After the war, Otto Frank returned to Amsterdam on 3 June 1945, gradually learning that his wife and daughters had not survived. In July 1945, Miep Gies gave him Anne’s diary and papers. Frank later recalled his shock on reading his daughter’s inner life, remarking that he had not truly known her: “I never knew my daughter’s depth of feeling.” He began to prepare the manuscript for publication, acting, he said, out of a duty to bear witness.

Long-term significance and legacy

The publication of Anne’s diary reshaped global understanding of the Holocaust by presenting persecution through the intimate perspective of a thoughtful, observant teenager. First published in Dutch as Het Achterhuis in June 1947 by Contact Publishers, the work appeared in English in 1952 as The Diary of a Young Girl. It has since been translated into more than seventy languages and sold millions of copies worldwide. A stage adaptation by Frances Goodrich and Albert Hackett premiered in 1955, winning the Pulitzer Prize for Drama and a Tony Award the following year. The Anne Frank House opened as a museum in 1960, preserving Prinsengracht 263 and educating millions of visitors about the dangers of antisemitism, racism, and totalitarianism.

The arrest itself remained a subject of historical inquiry.
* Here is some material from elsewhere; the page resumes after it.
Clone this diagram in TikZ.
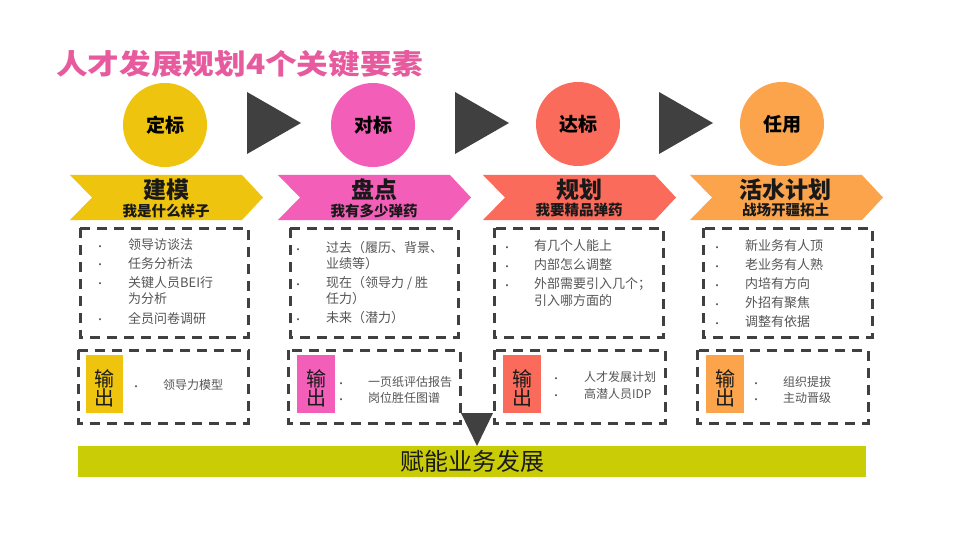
\documentclass[tikz,border=0pt]{standalone}
\usepackage{fontspec}
\setmainfont{Noto Sans CJK SC}
\newfontfamily\cjk{Noto Sans CJK SC}
\usetikzlibrary{calc}
\definecolor{cy}{HTML}{EFC40F}
\definecolor{cp}{HTML}{F35EB9}
\definecolor{cr}{HTML}{FA6B5B}
\definecolor{co}{HTML}{FBA44B}
\definecolor{cbar}{HTML}{CACC05}
\definecolor{dk}{HTML}{404040}
\definecolor{tgray}{HTML}{555555}
\definecolor{ttl}{HTML}{E75B9E}
\tikzset{
  circ/.style={circle, minimum size=84pt, inner sep=0pt, text=black, font=\bfseries\fontsize{19}{19}\selectfont},
  tri/.style={fill=dk},
  bhead/.style={inner sep=0pt, text=black!90, font=\bfseries\fontsize{23}{23}\selectfont},
  bsub/.style={inner sep=0pt, text=black!90, font=\bfseries\fontsize{14.5}{14.5}\selectfont},
  dbox/.style={draw=dk, line width=3pt, dash pattern=on 10pt off 7pt},
  lbl/.style={inner sep=0pt, align=center, text=black!90, font=\fontsize{20}{19}\selectfont},
  txt/.style={inner sep=0pt, anchor=west, text=tgray, font=\fontsize{13}{13}\selectfont},
  otxt/.style={inner sep=0pt, anchor=west, text=tgray, font=\fontsize{12}{12}\selectfont},
  bul/.style={inner sep=0pt, yshift=-3pt, text=tgray, font=\fontsize{10}{10}\selectfont},
}
\newcommand\chev[2]{\fill[#2] (#1,175) -- ++(172,0) -- ++(21,22.5) -- ++(-21,22.5) -- ++(-172,0) -- ++(22,-22.5) -- cycle;}
\begin{document}
\begin{tikzpicture}[x=1pt,y=-1pt]
\useasboundingbox (0,0) rectangle (960,540);
\fill[white] (0,0) rectangle (960,540);

% title
\node[inner sep=0pt, anchor=west, text=ttl, font=\bfseries\fontsize{28}{28}\selectfont] (title) at (56,64) {\scalebox{1.13}[1]{人才发展规划4个关键要素}};

% circles
\node[circ, fill=cy] (c1) at (165,125) {定标};
\node[circ, fill=cp] (c2) at (373,125) {对标};
\node[circ, fill=cr] (c3) at (578,124) {达标};
\node[circ, fill=co] (c4) at (782,124) {任用};

% triangles
\fill[tri] (247,92) -- (301,123) -- (247,154) -- cycle;
\fill[tri] (455,92) -- (509,123) -- (455,154) -- cycle;
\fill[tri] (659,92) -- (713,123) -- (659,154) -- cycle;

% banners
\chev{70}{cy}
\chev{278}{cp}
\chev{483}{cr}
\chev{690}{co}
\node[bhead] (h1) at (166,190) {建模};
\node[bsub] (s1) at (166,210.5) {我是什么样子};
\node[bhead] (h2) at (374,190) {盘点};
\node[bsub] (s2) at (374,210.5) {我有多少弹药};
\node[bhead] (h3) at (579,190) {规划};
\node[bsub] (s3) at (579,210.5) {我要精品弹药};
\node[bhead] (h4) at (785.5,190) {活水计划};
\node[bsub] (s4) at (785.5,210.5) {战场开疆拓土};

% content boxes
\draw[dbox] (80,228) rectangle (248,337);
\draw[dbox] (290,228) rectangle (458,337);
\draw[dbox] (494,228) rectangle (663,337);
\draw[dbox] (703,228) rectangle (872,337);

% column 1
\node[bul] (b11) at (100,245) {•};
\node[txt] (t11) at (128,245) {领导访谈法};
\node[bul] (b12) at (100,263.5) {•};
\node[txt] (t12) at (128,263.5) {任务分析法};
\node[bul] (b13) at (100,282.5) {•};
\node[txt] (t13) at (128,282.5) {关键人员BEI行};
\node[txt] (t13b) at (128,299) {为分析};
\node[bul] (b14) at (100,318.5) {•};
\node[txt] (t14) at (128,318.5) {全员问卷调研};

% column 2
\node[bul] (b21) at (298,248) {•};
\node[txt] (t21) at (326,248) {过去（履历、背景、};
\node[txt] (t21b) at (326,264) {业绩等）};
\node[bul] (b22) at (298,283) {•};
\node[txt] (t22) at (326,283) {现在（领导力 / 胜};
\node[txt] (t22b) at (326,299) {任力）};
\node[bul] (b23) at (298,318) {•};
\node[txt] (t23) at (326,318) {未来（潜力）};

% column 3
\node[bul] (b31) at (507,246) {•};
\node[txt] (t31) at (534,246) {有几个人能上};
\node[bul] (b32) at (507,265) {•};
\node[txt] (t32) at (534,265) {内部怎么调整};
\node[bul] (b33) at (507,284) {•};
\node[txt] (t33) at (534,284) {外部需要引入几个；};
\node[txt] (t33b) at (534,300.5) {引入哪方面的};

% column 4
\node[bul] (b41) at (717,246) {•};
\node[txt] (t41) at (745,246) {新业务有人顶};
\node[bul] (b42) at (717,265) {•};
\node[txt] (t42) at (745,265) {老业务有人熟};
\node[bul] (b43) at (717,284) {•};
\node[txt] (t43) at (745,284) {内培有方向};
\node[bul] (b44) at (717,303) {•};
\node[txt] (t44) at (745,303) {外招有聚焦};
\node[bul] (b45) at (717,322) {•};
\node[txt] (t45) at (745,322) {调整有依据};

% output boxes
\draw[dbox] (78,350) rectangle (248,423);
\draw[dbox] (288,350) rectangle (460,423);
\draw[dbox] (494,350) rectangle (665,423);
\draw[dbox] (697,350) rectangle (868,423);

\fill[cy] (86,355) rectangle (123,413);
\fill[cp] (297,355) rectangle (335,413);
\fill[cr] (503,355) rectangle (541,413);
\fill[co] (706,355) rectangle (744,413);
\node[lbl] (o1) at (104.5,388) {输\\出};
\node[lbl] (o2) at (316,388) {输\\出};
\node[lbl] (o3) at (522,388) {输\\出};
\node[lbl] (o4) at (725,388) {输\\出};

\node[bul] (ob11) at (136,385) {•};
\node[otxt] (ot11) at (163,385) {领导力模型};
\node[bul] (ob21) at (341,382) {•};
\node[otxt] (ot21) at (368,382) {一页纸评估报告};
\node[bul] (ob22) at (341,398) {•};
\node[otxt] (ot22) at (368,398) {岗位胜任图谱};
\node[bul] (ob31) at (556,377) {•};
\node[otxt] (ot31) at (584,377) {人才发展计划};
\node[bul] (ob32) at (556,394) {•};
\node[otxt] (ot32) at (584,394) {高潜人员IDP};
\node[bul] (ob41) at (756,382) {•};
\node[otxt] (ot41) at (783,382) {组织提拔};
\node[bul] (ob42) at (756,398) {•};
\node[otxt] (ot42) at (783,398) {主动晋级};

% bottom bar and arrow
\node[fill=cbar, minimum width=788pt, minimum height=31pt, inner sep=0pt, text=black!90, font=\fontsize{24}{24}\selectfont] (bar) at (472,461.5) {赋能业务发展};
\fill[tri] (461,413) -- (493,413) -- (477,446) -- cycle;
\end{tikzpicture}
\end{document}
In 1963, Nazi hunter Simon Wiesenthal located Karl Silberbauer in Vienna; Silberbauer confirmed the details of the raid, stating that he was simply “doing [his] duty.” He was briefly suspended but soon reinstated in the Austrian police; he died in 1972. The identity of the betrayer who alerted authorities to the annex has never been conclusively established. Over the decades, suspicion fell on figures including Willem van Maaren and others; investigative efforts continued into the twenty-first century. A 2022 publication named Arnold van den Bergh, a Jewish notary, as the alleged betrayer, but this claim was met with substantial scholarly criticism, and the publisher later withdrew the book’s conclusion. The consensus among historians remains that the betrayal is unresolved.
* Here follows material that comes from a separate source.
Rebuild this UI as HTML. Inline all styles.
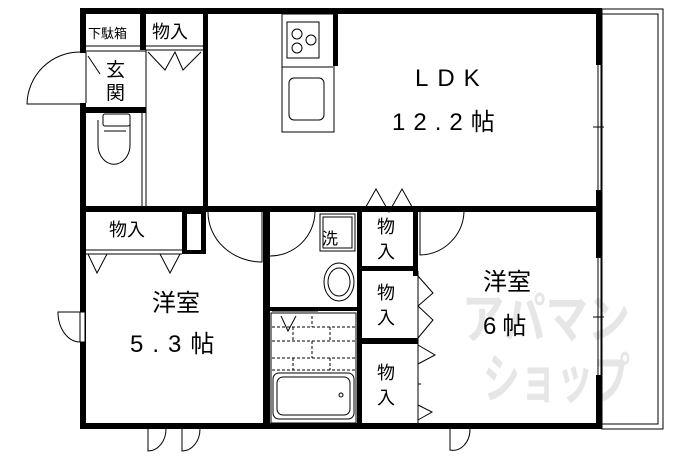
<!DOCTYPE html>
<html><head><meta charset="utf-8"><style>
html,body{margin:0;padding:0;background:#fff}
svg{display:block}
text{font-family:"Liberation Sans","Noto Sans CJK JP",sans-serif;fill:#000}
</style></head><body>
<svg width="690" height="460" viewBox="0 0 690 460" xmlns="http://www.w3.org/2000/svg">
<rect width="690" height="460" fill="#fff"/>
<!-- watermark -->
<text x="462" y="338" font-size="54" font-weight="bold" textLength="168" lengthAdjust="spacingAndGlyphs" style="fill:#e6e6e6">アパマン</text>
<text x="483" y="398" font-size="54" font-weight="bold" textLength="147" lengthAdjust="spacingAndGlyphs" style="fill:#e6e6e6">ショップ</text>
<!-- balcony -->
<rect x="602" y="9" width="61" height="420" fill="none" stroke="#000" stroke-width="1"/>
<rect x="602" y="14" width="56" height="410" fill="none" stroke="#000" stroke-width="1"/>
<g fill="#000">
<rect x="80" y="8" width="522" height="6"/>
<rect x="80" y="8" width="6" height="45"/>
<rect x="80" y="103" width="6" height="326"/>
<rect x="80" y="423" width="522" height="6"/>
<rect x="596" y="8" width="6" height="57"/>
<rect x="596" y="190" width="6" height="68"/>
<rect x="596" y="375" width="6" height="54"/>
<rect x="140" y="14" width="6" height="36"/>
<rect x="203" y="14" width="5" height="198"/>
<rect x="80" y="107" width="66" height="6"/>
<rect x="80" y="206" width="516" height="6"/>
<rect x="263" y="206" width="7" height="223"/>
<rect x="357" y="206" width="5" height="223"/>
<rect x="413" y="206" width="5" height="70"/>
<rect x="270" y="307" width="87" height="4"/>
<rect x="362" y="266" width="51" height="5"/>
<rect x="362" y="338" width="56" height="6"/>
<rect x="333" y="14" width="5" height="52"/>
<rect x="182" y="210" width="24" height="44"/>
</g>
<rect x="187" y="214" width="14" height="36" fill="#fff"/>
<g fill="none" stroke="#000" stroke-width="1">
<line x1="598" y1="65" x2="598" y2="190"/><line x1="601" y1="65" x2="601" y2="190"/>
<line x1="598" y1="258" x2="598" y2="375"/><line x1="601" y1="258" x2="601" y2="375"/>
<line x1="593" y1="127" x2="604" y2="127"/><line x1="593" y1="317" x2="604" y2="317"/>
<line x1="86" y1="46" x2="140" y2="46"/><line x1="86" y1="51" x2="146" y2="51"/>
<path d="M80 52 A53 53 0 0 0 27 104 L80 104"/>
<line x1="88" y1="56" x2="100" y2="74"/>
<line x1="86" y1="52" x2="86" y2="103"/>
<line x1="146" y1="46" x2="203" y2="46"/><line x1="146" y1="50" x2="203" y2="50"/>
<path d="M148 52 L165 70 L175 52 L183 70 L201 52"/>
<line x1="146" y1="50" x2="146" y2="206"/><line x1="142" y1="113" x2="142" y2="206"/>
<line x1="204" y1="115" x2="204" y2="160"/>
<rect x="103" y="114" width="27" height="12" rx="2"/>
<path d="M98 120 L98 145 A15 18 0 0 0 130 145 L130 120"/>
<line x1="104" y1="131" x2="126" y2="131"/>
<rect x="282" y="14" width="52" height="118"/>
<rect x="287" y="22" width="32" height="36"/>
<circle cx="297" cy="34" r="5"/><circle cx="311" cy="40" r="5"/><circle cx="297" cy="48" r="5"/>
<line x1="282" y1="67" x2="333" y2="67"/>
<rect x="289" y="78" width="35" height="42" rx="5"/>
<line x1="334" y1="68" x2="334" y2="130"/>
<line x1="86" y1="250" x2="182" y2="250"/><line x1="86" y1="254" x2="182" y2="254"/>
<path d="M88 254 L97 273 L107 254"/><path d="M160 254 L170 273 L180 254"/>
<path d="M208 212 A54 50 0 0 0 262 262 L262 212"/>
<path d="M80 312 L58 312 A22 30 0 0 0 80 342"/>
<rect x="80" y="312" width="5" height="30" fill="#fff"/>
<path d="M148 429 L148 451 A18 22 0 0 0 166 429"/>
<path d="M182 429 L182 451 A18 22 0 0 0 200 429"/>
<path d="M270 256 A45 45 0 0 0 315 212"/>
<rect x="320" y="214" width="35" height="37"/><rect x="323" y="217" width="29" height="31"/>
<ellipse cx="339" cy="282" rx="15" ry="19"/><ellipse cx="339" cy="282" rx="11" ry="14"/>
<line x1="272" y1="311" x2="318" y2="311"/>
<rect x="271" y="313" width="85" height="110"/>
<path d="M281 316 L288 331 L296 316"/>
<g stroke-dasharray="3,2">
<line x1="272" y1="327" x2="356" y2="327"/><line x1="272" y1="341" x2="356" y2="341"/>
<line x1="272" y1="358" x2="356" y2="358"/><line x1="272" y1="370" x2="356" y2="370"/>
<line x1="312" y1="316" x2="312" y2="327"/><line x1="293" y1="327" x2="293" y2="341"/>
<line x1="330" y1="327" x2="330" y2="341"/><line x1="312" y1="341" x2="312" y2="358"/>
<line x1="293" y1="358" x2="293" y2="370"/><line x1="330" y1="358" x2="330" y2="370"/>
</g>
<rect x="273" y="373" width="81" height="46" rx="6"/><rect x="277" y="377" width="73" height="38" rx="6"/>
<circle cx="341" cy="395" r="2"/>
<path d="M363 212 L376 189 L389 212 L402 189 L415 212"/>
<line x1="418" y1="271" x2="418" y2="423"/>
<path d="M418 276 L433 293 L418 306 L433 320 L418 338"/>
<path d="M418 345 L435 355 L418 364"/><line x1="418" y1="384" x2="421" y2="384"/>
<path d="M418 405 L432 412 L418 420"/>
<path d="M420 212 L420 255 A45 45 0 0 0 464 212"/>
<path d="M450 429 L450 450 A17 21 0 0 0 470 429"/>
</g>
<text x="88" y="38" font-size="13">下駄箱</text>
<text x="152" y="38" font-size="18">物入</text>
<text x="106" y="76" font-size="19">玄</text>
<text x="106" y="99" font-size="19">関</text>
<text x="109" y="236" font-size="18">物入</text>
<text x="322" y="244" font-size="16">洗</text>
<text x="377" y="233" font-size="18">物</text><text x="377" y="258" font-size="18">入</text>
<text x="377" y="299" font-size="18">物</text><text x="377" y="324" font-size="18">入</text>
<text x="377" y="379" font-size="18">物</text><text x="377" y="404" font-size="18">入</text>
<text x="415" y="86" font-size="24" letter-spacing="9">LDK</text>
<text x="392" y="130" font-size="24" letter-spacing="8">12.2帖</text>
<text x="152" y="311" font-size="24">洋室</text>
<text x="130" y="352" font-size="24" letter-spacing="9">5.3帖</text>
<text x="483" y="290" font-size="24">洋室</text>
<text x="483" y="334" font-size="24" letter-spacing="6">6帖</text>
</svg>
</body></html>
The diary’s prominence also sparked debates over textual history and authenticity. Forensic analysis by the Netherlands State Institute for War Documentation (now NIOD) in 1986 verified the diary’s materials and produced a critical edition contextualizing edits and versions. Such scholarship has reinforced the diary’s credibility while enabling a deeper understanding of Anne’s voice, the editorial decisions made after the war, and the context in which she wrote.

The consequences of the 4 August 1944 raid thus extend beyond the tragic fate of eight people. It encapsulates the workings of the Nazi occupation in the Netherlands: the reliance on informants, the efficiency of the SD, and the machinery of deportation via Westerbork to the extermination centers. It also illuminates the courage of Dutch helpers who risked and sometimes lost their freedom to protect neighbors and colleagues. Most enduringly, the raid precipitated the survival of a document that would become one of the twentieth century’s most influential testimonies. Anne Frank’s diary, preserved by chance and care, has come to symbolize the individual human cost of genocide and the urgent moral imperative of remembrance.

In the decades since, educational programs, memorials, and museums have drawn on Anne’s writing to confront hatred and extremism. Students read her words not as an abstract chronicle of wartime bureaucracies, but as a vivid record of daily life under persecution—of aspirations, frustrations, and the stubborn hope that the world might again make room for ordinary joys. The raid at Prinsengracht 263 was the beginning of the end for those in the annex, but it was also, paradoxically, the beginning of a global conversation about memory, responsibility, and the human capacity to resist injustice—one that continues to shape our understanding of the Holocaust and its lessons for the present.